Are you worried about breast cancer? Many women are. Some women are worried about breast cancer because of family history. Others are worried about it just because it seems that more and more women are being diagnosed.
Fearing Breast Cancer
Regardless of your reason, fearing breast cancer is a very real and valid concern. If you have a family history of breast cancer, this fear may be even more justified. That said, constantly being worried about breast cancer will not help you do anything proactive to address your risk. Instead, consider these 5 things.
Talk to Your Doctor
If you are worried about breast cancer, the first thing you should do is talk with your doctor. He or she may be able to help assess your risk of developing it. If it is determined that you are at high risk, your doctor can also help you get a proactive plan in place.

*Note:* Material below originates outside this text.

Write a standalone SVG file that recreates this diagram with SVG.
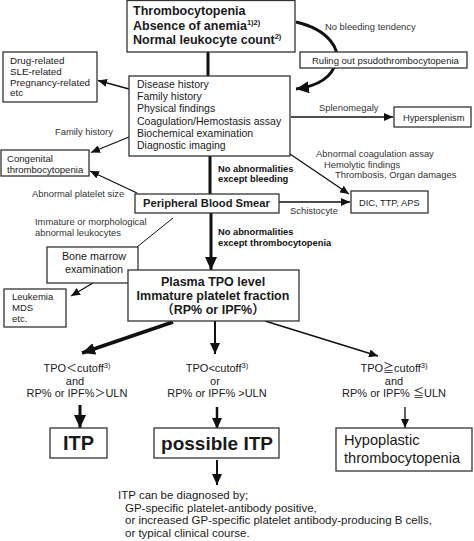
<svg xmlns="http://www.w3.org/2000/svg" width="474" height="541" viewBox="0 0 474 541">
<defs>
<marker id="ah-s" markerUnits="userSpaceOnUse" markerWidth="10" markerHeight="8" refX="9" refY="4" orient="auto"><path d="M0,0 L9,4 L0,8 z" fill="#111"/></marker>
<marker id="ah-m" markerUnits="userSpaceOnUse" markerWidth="12" markerHeight="10" refX="11" refY="5" orient="auto"><path d="M0,0 L11,5 L0,10 z" fill="#111"/></marker>
<marker id="ah-l" markerUnits="userSpaceOnUse" markerWidth="14" markerHeight="12" refX="13" refY="6" orient="auto"><path d="M0,0 L13,6 L0,12 z" fill="#111"/></marker>
</defs>
<style>
.box{fill:#fff;stroke:#333;stroke-width:1.3}
.t{font-family:"Liberation Sans","Noto Sans CJK JP",sans-serif;fill:#1a1a1a}
.b{font-weight:bold}
.lbl{font-size:9.4px;fill:#333}
.c{fill:none;stroke:#111}
.sup{font-size:7.5px}
</style>
<rect width="474" height="541" fill="#fff"/>
<g id="connectors">
<line class="c" x1="208" y1="52" x2="208" y2="76" stroke-width="3"/>
<line class="c" x1="210" y1="156" x2="210" y2="194" stroke-width="3"/>
<line class="c" x1="211" y1="213" x2="211" y2="270" stroke-width="3" marker-end="url(#ah-l)"/>
<path class="c" d="M296,22 C330,30 340,50 336,62 C332,78 318,86 296,89" stroke-width="3" marker-end="url(#ah-l)"/>
<line class="c" x1="129" y1="89" x2="98" y2="80.5" stroke-width="1.3" marker-end="url(#ah-s)"/>
<line class="c" x1="129" y1="137" x2="91" y2="152.5" stroke-width="1.3" marker-end="url(#ah-s)"/>
<line class="c" x1="137" y1="193" x2="90" y2="171" stroke-width="1.3" marker-end="url(#ah-s)"/>
<line class="c" x1="173" y1="218" x2="137" y2="247" stroke-width="1"/>
<line class="c" x1="93" y1="283" x2="71" y2="296" stroke-width="1.3" marker-end="url(#ah-s)"/>
<line class="c" x1="291" y1="117" x2="393" y2="117" stroke-width="1.3" marker-end="url(#ah-s)"/>
<line class="c" x1="290" y1="154" x2="349" y2="194" stroke-width="1.3" marker-end="url(#ah-s)"/>
<line class="c" x1="279" y1="202" x2="350" y2="202" stroke-width="1.3" marker-end="url(#ah-s)"/>
<line class="c" x1="173" y1="322" x2="82" y2="353" stroke-width="3.5" marker-end="url(#ah-l)"/>
<line class="c" x1="215" y1="321" x2="215" y2="354" stroke-width="2" marker-end="url(#ah-m)"/>
<line class="c" x1="265" y1="321" x2="378" y2="356" stroke-width="1.5" marker-end="url(#ah-s)"/>
<line class="c" x1="80" y1="405" x2="80" y2="428" stroke-width="3" marker-end="url(#ah-l)"/>
<line class="c" x1="217" y1="407" x2="217" y2="429" stroke-width="2.5" marker-end="url(#ah-m)"/>
<line class="c" x1="405" y1="407" x2="405" y2="428" stroke-width="1.3" marker-end="url(#ah-s)"/>
<line class="c" x1="217" y1="460" x2="217" y2="485" stroke-width="2" marker-end="url(#ah-m)"/>
</g>
<g id="labels" class="t lbl">
<text x="325" y="30">No bleeding tendency</text>
<text x="55" y="135">Family history</text>
<text x="32" y="197">Abnormal platelet size</text>
<text x="35" y="225">Immature or morphological</text>
<text x="35" y="236">abnormal leukocytes</text>
<text x="319" y="111">Splenomegaly</text>
<text x="316" y="157">Abnormal coagulation assay</text>
<text x="324" y="168">Hemolytic findings</text>
<text x="335" y="178">Thrombosis, Organ damages</text>
<text x="290" y="214">Schistocyte</text>
<text class="b" x="218" y="172" style="font-size:9.3px;fill:#111">No abnormalities</text>
<text class="b" x="218" y="182" style="font-size:9.3px;fill:#111">except bleeding</text>
<text class="b" x="218" y="235" style="font-size:9.3px;fill:#111">No abnormalities</text>
<text class="b" x="218" y="246" style="font-size:9.3px;fill:#111">except thrombocytopenia</text>
</g>
<g id="n-top">
<rect class="box" x="127" y="0.5" width="168" height="51.5"/>
<text class="t b" x="133" y="14.5" font-size="12.5">Thrombocytopenia</text>
<text class="t b" x="133" y="29.5" font-size="12.5">Absence of anemia<tspan class="sup" dy="-5">1)2)</tspan></text>
<text class="t b" x="133" y="44" font-size="12.5">Normal leukocyte count<tspan class="sup" dy="-5">2)</tspan></text>
</g>
<g id="n-ruling">
<rect class="box" x="300" y="52" width="167" height="16"/>
<text class="t" x="312" y="63.5" font-size="9.5">Ruling out psudothrombocytopenia</text>
</g>
<g id="n-drug">
<rect class="box" x="3" y="52" width="94" height="50"/>
<text class="t" font-size="9.8"><tspan x="10" y="64">Drug-related</tspan><tspan x="10" y="75">SLE-related</tspan><tspan x="10" y="85.5">Pregnancy-related</tspan><tspan x="10" y="96">etc</tspan></text>
</g>
<g id="n-disease">
<rect class="box" x="129" y="76" width="161" height="80"/>
<text class="t" font-size="10.5"><tspan x="137" y="88">Disease history</tspan><tspan x="137" y="100.2">Family history</tspan><tspan x="137" y="112.4">Physical findings</tspan><tspan x="137" y="124.6">Coagulation/Hemostasis assay</tspan><tspan x="137" y="136.8">Biochemical examination</tspan><tspan x="137" y="149">Diagnostic imaging</tspan></text>
</g>
<g id="n-hyper">
<rect class="box" x="394" y="107" width="77" height="20"/>
<text class="t" x="403" y="121" font-size="9.3">Hypersplenism</text>
</g>
<g id="n-congenital">
<rect class="box" x="1" y="150" width="88" height="26"/>
<text class="t" font-size="9.6"><tspan x="7" y="162">Congenital</tspan><tspan x="7" y="172.5">thrombocytopenia</tspan></text>
</g>
<g id="n-pbs">
<rect class="box" x="135" y="194" width="144" height="19"/>
<text class="t b" x="143" y="207" font-size="11.2">Peripheral Blood Smear</text>
</g>
<g id="n-dic">
<rect class="box" x="351" y="191" width="77" height="22"/>
<text class="t" x="359" y="205.5" font-size="9.3">DIC, TTP, APS</text>
</g>
<g id="n-bone">
<rect class="box" x="47" y="247" width="91" height="36"/>
<text class="t" font-size="10.8" text-anchor="middle"><tspan x="94" y="260">Bone marrow</tspan><tspan x="94" y="273">examination</tspan></text>
</g>
<g id="n-leuk">
<rect class="box" x="4" y="289" width="62" height="38"/>
<text class="t" font-size="9.5"><tspan x="12" y="300">Leukemia</tspan><tspan x="12" y="311">MDS</tspan><tspan x="12" y="322">etc.</tspan></text>
</g>
<g id="n-plasma">
<rect class="box" x="128" y="270" width="171" height="51"/>
<text class="t b" font-size="12.5" text-anchor="middle"><tspan x="213" y="286">Plasma TPO level</tspan><tspan x="213" y="300">Immature platelet fraction</tspan><tspan x="213" y="314">（RP% or IPF%）</tspan></text>
</g>
<g id="n-cond-left">
<text class="t" font-size="11" text-anchor="middle"><tspan x="77" y="372">TPO＜cutoff<tspan class="sup" dy="-4">3)</tspan></tspan><tspan x="75" y="384.5">and</tspan><tspan x="77" y="397">RP% or IPF%＞ULN</tspan></text>
</g>
<g id="n-cond-mid">
<text class="t" font-size="11" text-anchor="middle"><tspan x="217" y="372">TPO&lt;cutoff<tspan class="sup" dy="-4">3)</tspan></tspan><tspan x="215" y="384.5">or</tspan><tspan x="217" y="397">RP% or IPF% &gt;ULN</tspan></text>
</g>
<g id="n-cond-right">
<text class="t" font-size="11" text-anchor="middle"><tspan x="394" y="372">TPO≧cutoff<tspan class="sup" dy="-4">3)</tspan></tspan><tspan x="394" y="384.5">and</tspan><tspan x="394" y="397">RP% or IPF% ≦ULN</tspan></text>
</g>
<g id="n-itp">
<rect class="box" x="50" y="428" width="57" height="30"/>
<text class="t b" x="78.5" y="450" font-size="20" text-anchor="middle">ITP</text>
</g>
<g id="n-possible">
<rect class="box" x="154" y="428" width="125" height="30"/>
<text class="t b" x="217" y="450" font-size="19" text-anchor="middle">possible ITP</text>
</g>
<g id="n-hypo">
<rect class="box" x="336" y="428" width="136" height="43"/>
<text class="t" font-size="14.6"><tspan x="344" y="445">Hypoplastic</tspan><tspan x="344" y="463">thrombocytopenia</tspan></text>
</g>
<g id="n-note">
<text class="t" font-size="11.5"><tspan x="118" y="499">ITP can be diagnosed by;</tspan><tspan x="125" y="511.5">GP-specific platelet-antibody positive,</tspan><tspan x="125" y="524">or increased GP-specific platelet antibody-producing B cells,</tspan><tspan x="125" y="536.5">or typical clinical course.</tspan></text>
</g>
</svg>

This may include getting mammograms earlier than the recommended age or a number of other things.
Look for a Program
In Western New York, we are lucky enough to have a cutting edge cancer treatment facility in our backyard; Roswell Park. Roswell Park has an Early Intervention Program for women that are at a high risk of developing breast cancer. Getting involved with a program like this can help take some of the worry away as you receive regular checkups and state of the art testing to monitor your breast health. To learn more about the Early Intervention Program at Roswell click here.
Maintain a Healthy Lifestyle
Talk with your doctor about lifestyle changes you can make that may help reduce your risk of breast cancer. If you are smoking and drinking regularly, your doctor will likely recommend stopping activities like this. He or she may also suggest maintaining a healthy body weight and exercising regularly.
Watch Your Breasts Closely
Do self exams at home. You aren’t just looking for lumps! Watch for any abnormal changes to your breasts in general.
Act Quickly If Something Changes
Unfortunately, there is no amount of worry in the world can stop breast cancer. Taking a proactive approach by regularly monitoring your breast health and fully understanding your level of risk is a great first step in helping ease your worry. By getting in control and having a plan, you are setting the stage for a more positive outcome. That said, if you do find something, or notice a change, talk to your doctor immediately.